Global ETF Flows by Lipper Global Classifications

A closer look at the best- and worst-selling Lipper Global Classifications for the year 2023 shows that investors are in risk-on mode with regard to their risk appetite. This is because the table of the 10 best-selling Lipper Global Classifications is composed of five equity, four bond, and one alternatives classification. Equity U.S. (+$273.2 bn) was the best-selling classification for the year. The category was followed by Bond USD Government (+$71.2 bn), Bond USD Medium Term (+$52.9 bn), Equity US Small and Mid Cap (+$42.5 bn), and Bond USD Government Short Term (+$41.9 bn).

 

Graph 19: Ten Best- and Worst-Selling Lipper Global Classifications by Estimated Net Sales, January 1, 2023 – December 31, 2023 (in mn USD)

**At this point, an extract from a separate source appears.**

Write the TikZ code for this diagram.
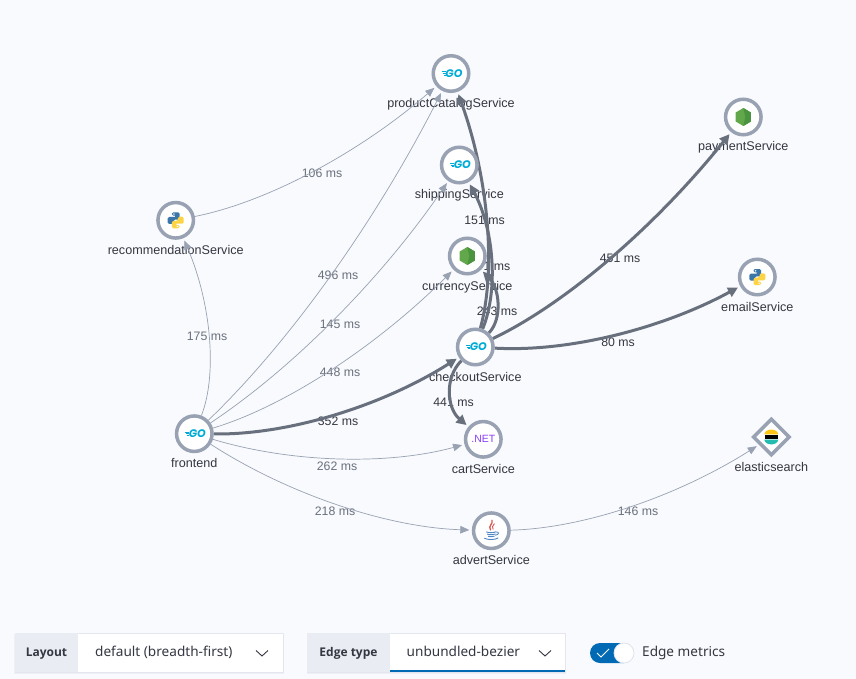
\documentclass[tikz,border=0pt]{standalone}
\usepackage{fontspec}
\setmainfont{Liberation Sans}
\newfontfamily\uifont{Noto Sans}
\newfontfamily\uibold{Open Sans}
\newfontfamily\gofont{Poppins}
\usetikzlibrary{arrows.meta,shapes.geometric,calc}
\pgfdeclarelayer{under}
\pgfdeclarelayer{lines}
\pgfsetlayers{under,lines,main}
\definecolor{pagebg}{HTML}{F9FAFD}
\definecolor{ring}{HTML}{98A2B3}
\definecolor{thinedge}{HTML}{98A2B3}
\definecolor{thickedge}{HTML}{69707D}
\definecolor{nodetext}{HTML}{343741}
\definecolor{edgetext}{HTML}{69707D}
\definecolor{uilabel}{HTML}{E9EDF3}
\definecolor{uiborder}{HTML}{E3E6EF}
\definecolor{uiblue}{HTML}{006BB4}
\definecolor{gocyan}{HTML}{00ACD7}
\definecolor{pyblue}{HTML}{3A77A8}
\definecolor{pyyellow}{HTML}{FDD445}
\definecolor{hexlight}{HTML}{62A84A}
\definecolor{hexdark}{HTML}{4A9440}
\definecolor{netpurple}{HTML}{8A3FFC}
\definecolor{javared}{HTML}{D9574F}
\definecolor{javablue}{HTML}{4F86C6}
\definecolor{esteal}{HTML}{24BBB1}
\definecolor{esyellow}{HTML}{FEC514}
\newcommand{\qedge}[4]{\draw[#1] (#2) .. controls ($(#2)!0.6667!(#4)$) and ($(#3)!0.6667!(#4)$) .. (#3);}
\tikzset{
  svc/.style={circle,draw=ring,fill=white,line width=3.5pt,minimum size=35.5pt,inner sep=0pt},
  dbsvc/.style={diamond,draw=ring,fill=white,line width=3.5pt,minimum width=37pt,minimum height=37pt,inner sep=0pt,aspect=1},
  nlabel/.style={font=\fontsize{12.6}{14}\selectfont,text=nodetext,text height=8.5pt,text depth=2.5pt,inner sep=0pt},
  elabel/.style={font=\fontsize{12.3}{14}\selectfont,text=edgetext,text height=8.5pt,text depth=2.5pt,inner sep=0pt},
  elabeldark/.style={elabel,text=nodetext},
  thinline/.style={draw=thinedge,line width=0.7pt,shorten >=2.5pt,-{Triangle[length=9pt,width=7.5pt,fill=thinedge]}},
  thickline/.style={draw=thickedge,line width=3pt,shorten >=2.5pt,-{Triangle[length=10pt,width=10pt,fill=thickedge]}},
  uibox/.style={draw=uiborder,line width=0.8pt,fill=white},
  uilab/.style={font=\uibold\fontsize{12}{14}\selectfont\bfseries,text=nodetext,inner sep=0pt},
  uival/.style={font=\uifont\fontsize{13.6}{16}\selectfont,text=nodetext,inner sep=0pt,text height=10pt,text depth=3pt},
  chev/.style={draw=nodetext,line width=0.9pt},
  goicon/.pic={
    \node[font=\gofont\fontsize{11}{12}\selectfont\bfseries\itshape,text=gocyan,inner sep=0pt] at (3,0) {GO};
    \draw[gocyan,line width=0.5pt] (-9.5,-1.8)--(-5,-1.8) (-8,-0.2)--(-5,-0.2) (-7,1.4)--(-5,1.4);
  },
  hexicon/.pic={
    \fill[hexlight] (0,-9)--(7.6,-4.5)--(7.6,4.5)--(0,9)--(-7.6,4.5)--(-7.6,-4.5)--cycle;
    \fill[hexdark] (0,-9)--(7.6,-4.5)--(7.6,4.5)--(0,9)--(2,0)--cycle;
  },
  pyicon/.pic={
    \fill[pyblue,rounded corners=1.4pt] (-3.8,-8)--(3.8,-8)--(3.8,-0.6)--(-2.2,-0.6)--(-2.2,3.6)--(-8,3.6)--(-8,-3.4)--(0.5,-3.4)--(0.5,-4.6)--(-3.8,-4.6)--cycle;
    \fill[pyyellow,rounded corners=1.4pt] (3.8,8)--(-3.8,8)--(-3.8,0.6)--(2.2,0.6)--(2.2,-3.6)--(8,-3.6)--(8,3.4)--(-0.5,3.4)--(-0.5,4.6)--(3.8,4.6)--cycle;
    \fill[white] (-1.8,-6.2) circle (0.8);
    \fill[white] (1.8,6.2) circle (0.8);
  },
  neticon/.pic={
    \node[font=\fontsize{10.5}{12}\selectfont,text=netpurple,inner sep=0pt] at (0,0) {.NET};
  },
  javaicon/.pic={
    \draw[javared,line width=1.3pt,line cap=round] (0.6,-10.5) .. controls (2.2,-6.5) and (-3.6,-5) .. (-0.8,-0.8);
    \draw[javared,line width=0.9pt,line cap=round] (3,-7) .. controls (1,-5) and (0.6,-3) .. (1.8,-1.5);
    \draw[javablue,line width=0.9pt] (-5,1.2) .. controls (-2,2.2) and (2,2.2) .. (5,1);
    \draw[javablue,line width=0.9pt] (-4.2,3.4) .. controls (-2,4.2) and (2,4.2) .. (4.2,3.2);
    \draw[javablue,line width=0.9pt] (-3.2,5.6) .. controls (-1,6.2) and (1,6.2) .. (3.2,5.4);
    \draw[javablue,line width=0.8pt] (5,1.4) .. controls (8,0.6) and (8,4) .. (4,4.6);
    \draw[javablue,line width=0.9pt] (-7,7.6) .. controls (-3,9.3) and (3.5,9.3) .. (7,7.2);
  },
  esicon/.pic={
    \fill[esyellow] (-7,-2.7) .. controls (-6,-9) and (6,-9) .. (7,-2.7)--cycle;
    \fill[black] (-6.5,-2.2) -- (6.5,-2.2) -- (6.5,2.2) -- (-6.5,2.2) --cycle;
    \fill[esteal] (-7,2.7) .. controls (-6,9) and (6,9) .. (7,2.7)--cycle;
  },
}
\begin{document}
\begin{tikzpicture}[x=1pt,y=-1pt]
\useasboundingbox (0,0) rectangle (856,679);
\begin{pgfonlayer}{under}
\fill[pagebg] (0,0) rectangle (856,679);
\end{pgfonlayer}

% service nodes
\node[svc] (productCatalogService) at (451,73.5) {};
\node[svc] (shippingService) at (459.3,165) {};
\node[svc] (currencyService) at (467.3,256) {};
\node[svc] (checkoutService) at (475.3,347) {};
\node[svc] (cartService) at (483.3,439.3) {};
\node[svc] (advertService) at (491.3,530.7) {};
\node[svc] (paymentService) at (743.3,117) {};
\node[svc] (emailService) at (757.3,277) {};
\node[svc] (recommendationService) at (175.7,220.3) {};
\node[svc] (frontend) at (194.3,433.7) {};
\node[dbsvc] (elasticsearch) at (771.3,437) {};

% icons
\pic at (productCatalogService) {goicon};
\pic at (shippingService) {goicon};
\pic at (checkoutService) {goicon};
\pic at (frontend) {goicon};
\pic at (currencyService) {hexicon};
\pic at (paymentService) {hexicon};
\pic at (recommendationService) {pyicon};
\pic at (emailService) {pyicon};
\pic at (cartService) {neticon};
\pic at (advertService) {javaicon};
\pic at (elasticsearch) {esicon};

% node labels
\begin{pgfonlayer}{under}
\foreach \n in {productCatalogService,shippingService,currencyService,checkoutService,cartService,advertService,paymentService,emailService,recommendationService,frontend,elasticsearch}{
  \node[nlabel] (\n Label) at ([yshift=-31pt]\n) {\n};
}
% edge labels
\node[elabel] (l106) at (322,175) {106 ms};
\node[elabel] (l175) at (207,337) {175 ms};
\node[elabel] (l496) at (338,276) {496 ms};
\node[elabel] (l145) at (340,325) {145 ms};
\node[elabel] (l448) at (340,373) {448 ms};
\node[elabeldark] (l352) at (338,422) {352 ms};
\node[elabel] (l262) at (337,467) {262 ms};
\node[elabel] (l218) at (335,512) {218 ms};
\node[elabel] (l146) at (638,512) {146 ms};
\node[elabeldark] (l151) at (484.5,221) {151 ms};
\node[elabeldark,anchor=east] (lhid) at (510.5,267) {1 ms};
\node[elabeldark] (l243) at (497,312) {243 ms};
\node[elabeldark] (l441) at (453.5,403) {441 ms};
\node[elabeldark] (l451) at (620,259) {451 ms};
\node[elabeldark] (l80) at (618,343) {80 ms};
\end{pgfonlayer}

% connectors
\begin{pgfonlayer}{lines}
\qedge{thinline}{frontend}{recommendationService}{229,345}
\qedge{thinline}{recommendationService}{productCatalogService}{312.6,193}
\qedge{thinline}{frontend}{productCatalogService}{337.35,296.4}
\qedge{thinline}{frontend}{shippingService}{343.2,334.65}
\qedge{thinline}{frontend}{currencyService}{329.2,393.15}
\qedge{thinline}{frontend}{cartService}{341.2,478}
\qedge{thinline}{frontend}{advertService}{337.2,525.8}
\qedge{thinline}{advertService}{elasticsearch}{628.7,527}
\qedge{thickline}{frontend}{checkoutService}{335.2,435.65}
\qedge{thickline}{checkoutService}{productCatalogService}{507,230}
\qedge{thickline}{checkoutService}{shippingService}{510.7,260}
\qedge{thickline}{checkoutService}{currencyService}{516,305}
\qedge{thickline}{checkoutService}{cartService}{428.7,392.85}
\qedge{thickline}{checkoutService}{paymentService}{610.7,282}
\qedge{thickline}{checkoutService}{emailService}{613.7,355}
\end{pgfonlayer}

% controls
\fill[uiborder!60] (14,634) rectangle (283.5,673.5);
\node[uibox,minimum width=268pt,minimum height=39pt,anchor=north west,inner sep=0pt] (layoutBox) at (14.5,633) {};
\fill[uilabel] (layoutBox.north west) rectangle (78,672);
\node[uilab] (layoutLab) at (46.5,653.5) {Layout};
\node[uival,anchor=west] (layoutVal) at (95,653) {default (breadth-first)};
\draw[chev] (256,650.5)--(262,656)--(268,650.5);

\fill[uiborder!60] (307,634) rectangle (566,673.5);
\node[uibox,minimum width=258pt,minimum height=39pt,anchor=north west,inner sep=0pt] (edgeBox) at (307,633) {};
\fill[uilabel] (edgeBox.north west) rectangle (390,672);
\fill[uiblue] (390,670) rectangle (565,672);
\node[uilab] (edgeLab) at (348.5,653.5) {Edge type};
\node[uival,anchor=west] (edgeVal) at (406.5,653) {unbundled-bezier};
\draw[chev] (539,650.5)--(545,656)--(551,650.5);

\fill[uiblue,rounded corners=10pt] (590,643) rectangle (634,663);
\draw[white,line width=0.9pt] (597,653)--(601,657)--(609,649);
\node[circle,fill=white,draw=uiborder,line width=0.8pt,minimum size=20pt,inner sep=0pt] (knob) at (624,653) {};
\node[uival,anchor=west] (metricsLab) at (642,653) {Edge metrics};
\end{tikzpicture}
\end{document}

Global ETF Industry Review - 2023

Source: LSEG Lipper

 

On the other side of the table, Bond USD Inflation Linked (-$18.9 bn) faced the highest outflows for 2023. It was bettered by Equity Sector Healthcare (-$11.9 bn), Alternative Equity Leveraged (-$7.7 bn), Equity Theme Natural Resources (-$7.6 bn), and Bond USD Short Term (-$6.9 bn).

More generally, the flow trends for the classifications with the highest estimated outflows may indicate that investors adjusting their portfolios to the current economic environment and are reducing short duration products within their portfolios.

An in-depth look at the 10 classifications with the highest inflows and outflows indicates that investors around the globe may expect that the central banks—especially the U.S. Federal Reserve—will end their tightening cycle soon and the inverted yield curves may normalize as a result. The outflows from Alternative Equity Leveraged stand somewhat against the overall risk-on mode but might be seen as a sign that investors are in risk-on mode but not willing to take additional risk factors like leverage in their portfolios.

 

Global ETF Flows by Promoters

BlackRock (+$189.7 bn) was the best-selling ETF promoter globally, ahead of Vanguard (+$186.0 bn), State Street Global Advisors (+$88.9 bn), JPMorgan (+41.1 bn), and Invesco (+37.3 bn).

 

Graph 20: Twenty Best-Selling ETF Promoters Globally, January 1, 2023 – December 31, 2023 (in mn USD)

Source: LSEG Lipper

 

Overall, the 20 best-selling ETF promoters account for estimated net inflows of $729.3 bn.